If you have a poor credit history and find it difficult to qualify for a traditional loan, consider asking a family member for a loan. However, there are also potential personal and financial risks for both parties—especially if you default.

Frequently Asked Questions (FAQs)

How often can the interest rate change on a HELOC?

After the draw period, there’s a repayment period during which time the interest rate may rise. HELOCs have variable interest rates, which may change on a monthly basis.

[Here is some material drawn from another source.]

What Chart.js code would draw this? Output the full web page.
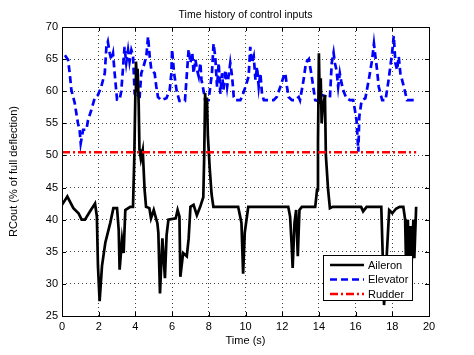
<!DOCTYPE html>
<html>
<head>
<meta charset="utf-8">
<script src="https://cdn.jsdelivr.net/npm/chart.js@4/dist/chart.umd.min.js"></script>
<style>
html,body{margin:0;padding:0;background:#fff;}
canvas{display:block;}
</style>
</head>
<body>
<canvas id="c" width="474" height="355"></canvas>
<script>
// ---- Data ----
const titleText = "Time history of control inputs";
const xTitle = "Time (s)";
const yTitle = "RCout (% of full deflection)";
const seriesNames = ["Aileron", "Elevator", "Rudder"];
const xTicks = [0, 2, 4, 6, 8, 10, 12, 14, 16, 18, 20];
const yTicks = [25, 30, 35, 40, 45, 50, 55, 60, 65, 70];

const aileronTime = [0, 0.29, 0.62, 0.9, 1.07, 1.25, 1.53, 1.8, 1.9, 1.96, 2.05, 2.18, 2.36, 2.63, 2.8, 3.0, 3.09, 3.14, 3.27, 3.36, 3.45, 3.72, 3.87, 3.94, 4.0, 4.03, 4.08, 4.12, 4.18, 4.22, 4.25, 4.3, 4.4, 4.5, 4.58, 4.76, 4.85, 5.0, 5.2, 5.25, 5.34, 5.47, 5.61, 5.7, 5.8, 6.2, 6.3, 6.4, 6.45, 6.6, 6.8, 6.9, 7.0, 7.17, 7.35, 7.53, 7.7, 7.75, 7.8, 7.85, 7.9, 7.95, 8.05, 8.15, 8.25, 9.6, 9.78, 9.87, 9.96, 10.15, 12.33, 12.43, 12.52, 12.57, 12.67, 12.76, 12.85, 12.94, 13.07, 13.8, 13.9, 13.95, 14.0, 14.05, 14.1, 14.15, 14.2, 14.33, 14.38, 14.5, 14.6, 14.75, 16.3, 16.41, 16.6, 17.4, 17.47, 17.55, 17.83, 18.0, 18.2, 18.4, 18.5, 18.6, 18.7, 18.75, 18.85, 18.9, 19.0, 19.05, 19.15, 19.2, 19.3];
const aileronValue = [42.3, 43.6, 41.8, 41.0, 40.0, 40.0, 41.3, 42.5, 40.5, 32.8, 27.3, 32.8, 36.4, 39.5, 41.8, 41.8, 38.4, 32.2, 36.9, 34.8, 41.5, 42.0, 42.0, 49.8, 60.0, 64.6, 62.0, 63.5, 58.0, 51.0, 50.4, 49.4, 50.8, 44.7, 42.0, 41.8, 40.2, 41.5, 39.4, 38.0, 28.5, 37.1, 30.9, 37.6, 40.0, 40.2, 41.5, 40.5, 31.1, 34.8, 34.3, 37.0, 42.0, 42.3, 40.7, 42.0, 43.5, 50.0, 59.7, 56.0, 59.0, 53.0, 48.0, 44.0, 42.0, 42.0, 39.5, 31.6, 38.0, 42.0, 42.0, 40.5, 35.8, 32.5, 39.5, 41.5, 34.3, 41.5, 42.0, 42.0, 44.7, 52.0, 65.9, 58.0, 62.0, 55.0, 57.0, 59.4, 50.0, 44.7, 41.8, 42.0, 42.0, 41.3, 42.0, 42.0, 35.2, 26.7, 41.5, 41.0, 41.7, 42.0, 42.0, 42.0, 40.0, 33.0, 40.0, 31.0, 39.0, 33.0, 40.0, 34.0, 42.0];

const elevatorTime = [0.16, 0.33, 0.42, 0.51, 0.69, 0.87, 0.96, 1.02, 1.15, 1.33, 1.42, 1.6, 1.78, 1.96, 2.14, 2.33, 2.42, 2.5, 2.6, 2.69, 2.78, 2.87, 3.0, 3.14, 3.23, 3.41, 3.5, 3.6, 3.68, 3.78, 3.87, 3.96, 4.05, 4.23, 4.32, 4.5, 4.6, 4.69, 4.78, 4.87, 5.05, 5.14, 5.23, 5.4, 5.69, 5.87, 5.96, 6.0, 6.1, 6.25, 6.4, 6.7, 6.9, 7.0, 7.1, 7.17, 7.27, 7.36, 7.45, 7.54, 7.6, 7.72, 7.8, 7.99, 8.08, 8.17, 8.26, 8.35, 8.45, 8.54, 8.63, 8.72, 8.8, 8.9, 9.0, 9.17, 9.27, 9.36, 9.45, 9.72, 9.8, 10.0, 10.17, 10.26, 10.35, 10.45, 10.54, 10.63, 10.72, 10.81, 10.9, 11.0, 11.53, 11.7, 11.9, 12.08, 12.17, 12.26, 12.35, 12.53, 12.7, 12.9, 12.97, 13.15, 13.3, 13.45, 13.6, 13.7, 13.8, 13.95, 14.05, 14.6, 14.7, 14.8, 14.87, 14.96, 15.05, 15.14, 15.23, 15.32, 15.4, 15.5, 15.7, 15.87, 15.96, 16.05, 16.1, 16.15, 16.2, 16.3, 16.35, 16.53, 16.72, 16.9, 17.0, 17.08, 17.17, 17.26, 17.45, 17.63, 17.8, 17.99, 18.08, 18.17, 18.26, 18.35, 18.44, 18.63, 18.8, 19.26];
const elevatorValue = [65.6, 64.9, 62.8, 60.2, 58.2, 55.0, 54.0, 51.9, 54.0, 54.0, 55.5, 57.1, 58.9, 59.4, 60.7, 62.8, 66.9, 67.7, 65.9, 64.9, 65.9, 62.8, 58.7, 58.7, 60.0, 66.9, 64.4, 66.4, 64.6, 66.4, 65.6, 59.6, 58.9, 59.1, 62.8, 64.4, 65.6, 68.5, 65.4, 63.3, 62.8, 60.7, 59.1, 58.6, 58.9, 60.2, 62.8, 66.5, 63.0, 60.0, 58.5, 58.5, 66.5, 64.4, 66.0, 62.8, 64.9, 63.3, 62.3, 64.4, 61.8, 60.0, 58.6, 58.6, 60.7, 62.8, 67.4, 65.4, 60.7, 64.4, 59.6, 62.8, 60.2, 63.3, 60.7, 64.4, 62.3, 59.1, 58.6, 58.6, 59.1, 60.7, 62.3, 66.9, 64.4, 65.4, 61.8, 63.8, 60.7, 62.8, 59.6, 58.6, 58.6, 59.1, 60.7, 62.3, 62.8, 60.7, 59.1, 58.6, 58.6, 59.1, 58.6, 61.5, 64.5, 65.0, 62.5, 60.5, 58.6, 58.5, 59.5, 59.0, 64.4, 66.0, 64.4, 63.3, 60.7, 62.8, 61.3, 60.2, 59.6, 58.9, 58.6, 58.6, 57.1, 55.5, 53.0, 50.6, 56.0, 58.0, 58.6, 58.9, 61.8, 64.9, 67.4, 65.4, 63.3, 60.7, 58.6, 58.6, 61.8, 66.0, 68.6, 64.4, 63.3, 65.4, 62.8, 60.7, 58.6, 58.6];

const rudderTime = [0, 19.3];
const rudderValue = [50.5, 50.5];

// ---- Build datasets ----
function pts(t, v) { return t.map((x, i) => ({ x: x, y: v[i] })); }

const styles = [
  { color: '#000000', dash: [] , width: 2.7 },
  { color: '#0000ff', dash: [7, 4], width: 2.7 },
  { color: '#ff0000', dash: [8, 3, 2, 3], width: 2.6 }
];

const datasets = [
  { label: seriesNames[0], data: pts(aileronTime, aileronValue) },
  { label: seriesNames[1], data: pts(elevatorTime, elevatorValue) },
  { label: seriesNames[2], data: pts(rudderTime, rudderValue) }
].map((d, i) => Object.assign(d, {
  borderColor: styles[i].color,
  backgroundColor: styles[i].color,
  borderWidth: styles[i].width,
  borderDash: styles[i].dash,
  pointRadius: 0,
  tension: 0,
  fill: false,
  order: i === 0 ? 1 : (i === 1 ? 2 : 0)
}));

const FONT = '"Liberation Sans", Arial, Helvetica, sans-serif';

// ---- Plugin: box, inward ticks, titles, legend ----
const matlabPlugin = {
  id: 'matlab',
  afterDraw(chart) {
    const ctx = chart.ctx;
    const a = chart.chartArea;
    const xs = chart.scales.x, ys = chart.scales.y;
    ctx.save();
    ctx.strokeStyle = '#000';
    ctx.lineWidth = 1;
    ctx.setLineDash([]);
    ctx.strokeRect(Math.round(a.left) + 0.5, Math.round(a.top) + 0.5, Math.round(a.right - a.left), Math.round(a.bottom - a.top));
    const tl = 4;
    ctx.beginPath();
    xTicks.forEach(v => {
      const px = Math.round(xs.getPixelForValue(v)) + 0.5;
      ctx.moveTo(px, a.bottom); ctx.lineTo(px, a.bottom - tl);
      ctx.moveTo(px, a.top); ctx.lineTo(px, a.top + tl);
    });
    yTicks.forEach(v => {
      const py = Math.round(ys.getPixelForValue(v)) + 0.5;
      ctx.moveTo(a.left, py); ctx.lineTo(a.left + tl, py);
      ctx.moveTo(a.right, py); ctx.lineTo(a.right - tl, py);
    });
    ctx.stroke();
    ctx.fillStyle = '#000';
    ctx.font = '10.5px ' + FONT;
    ctx.textAlign = 'center';
    ctx.textBaseline = 'middle';
    ctx.fillText(titleText, (a.left + a.right) / 2, 15);
    ctx.font = '11px ' + FONT;
    ctx.fillText(xTitle, (a.left + a.right) / 2, 341);
    ctx.save();
    ctx.translate(14, (a.top + a.bottom) / 2);
    ctx.rotate(-Math.PI / 2);
    ctx.fillText(yTitle, 0, 0);
    ctx.restore();
    const lx = 323, ly = 255, lw = 89, lh = 45;
    ctx.fillStyle = '#fff';
    ctx.fillRect(lx, ly, lw, lh);
    ctx.strokeStyle = '#000';
    ctx.lineWidth = 1;
    ctx.strokeRect(lx + 0.5, ly + 0.5, lw, lh);
    ctx.textAlign = 'left';
    ctx.font = '11px ' + FONT;
    seriesNames.forEach((name, i) => {
      const yy = ly + 10 + i * 14.5;
      ctx.strokeStyle = styles[i].color;
      ctx.lineWidth = styles[i].width;
      ctx.setLineDash(styles[i].dash);
      ctx.beginPath();
      ctx.moveTo(330, yy);
      ctx.lineTo(364, yy);
      ctx.stroke();
      ctx.setLineDash([]);
      ctx.fillStyle = '#000';
      ctx.fillText(name, 368, yy + 0.5);
    });
    ctx.restore();
  }
};

new Chart(document.getElementById('c'), {
  type: 'line',
  data: { datasets: datasets },
  options: {
    responsive: false,
    animation: false,
    devicePixelRatio: 1,
    layout: { padding: { left: 0, right: 45, top: 27, bottom: 0 } },
    plugins: { legend: { display: false }, title: { display: false }, tooltip: { enabled: false } },
    scales: {
      x: {
        type: 'linear', min: 0, max: 20,
        afterBuildTicks: s => { s.ticks = xTicks.map(v => ({ value: v })); },
        afterFit: s => { s.height = 39; },
        ticks: { color: '#000', font: { family: FONT, size: 11 }, padding: 4, maxRotation: 0 },
        grid: { color: 'rgba(0,0,0,0.75)', lineWidth: 1, drawTicks: false },
        border: { display: false, dash: [1, 3] }
      },
      y: {
        type: 'linear', min: 25, max: 70,
        afterBuildTicks: s => { s.ticks = yTicks.map(v => ({ value: v })); },
        afterFit: s => { s.width = 62; },
        ticks: { color: '#000', font: { family: FONT, size: 11 }, padding: 4 },
        grid: { color: 'rgba(0,0,0,0.75)', lineWidth: 1, drawTicks: false },
        border: { display: false, dash: [1, 3] }
      }
    }
  },
  plugins: [matlabPlugin]
});
</script>
</body>
</html>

How does HELOC repayment work?

You’re only required to make interest payments during the HELOC’s draw period, which often lasts up to 10 years. You can also choose to make payments toward the principal during the draw period. When that period ends, you’ll enter the repayment period, where you begin repaying the remaining principal balance, plus interest.

Should I get a HELOC?

If you have enough equity in your home and don’t need a large amount all at once, then a HELOC that you can tap as needed might be right for you. If you need a large amount of cash up front, consider a home equity loan instead.

Can I get a HELOC without a job?

If you are unemployed but have other sources of income, you might be able to qualify for a HELOC. Lenders might accept income from the following sources:

  • Interest and dividends
  • Social Security income
  • Long-term disability payments
  • Alimony or child support
  • Trust fund
  • Rental property
  • Retirement or pension fund

Are HELOCs easy to qualify for?

HELOCs can be easy to qualify for when you have good or excellent credit (620 or above) along with 15% to 20% equity. It’s also recommended to have a DTI ratio no higher than 43%.

What do I need to bring for a HELOC loan?

In addition to a qualifying credit score and sufficient equity, you’ll need to provide documentation to verify your income and financial history. This can include recent pay stubs, two years of tax returns, bank statements and a current mortgage statement. The loan officer will pull your credit reports and order a home appraisal.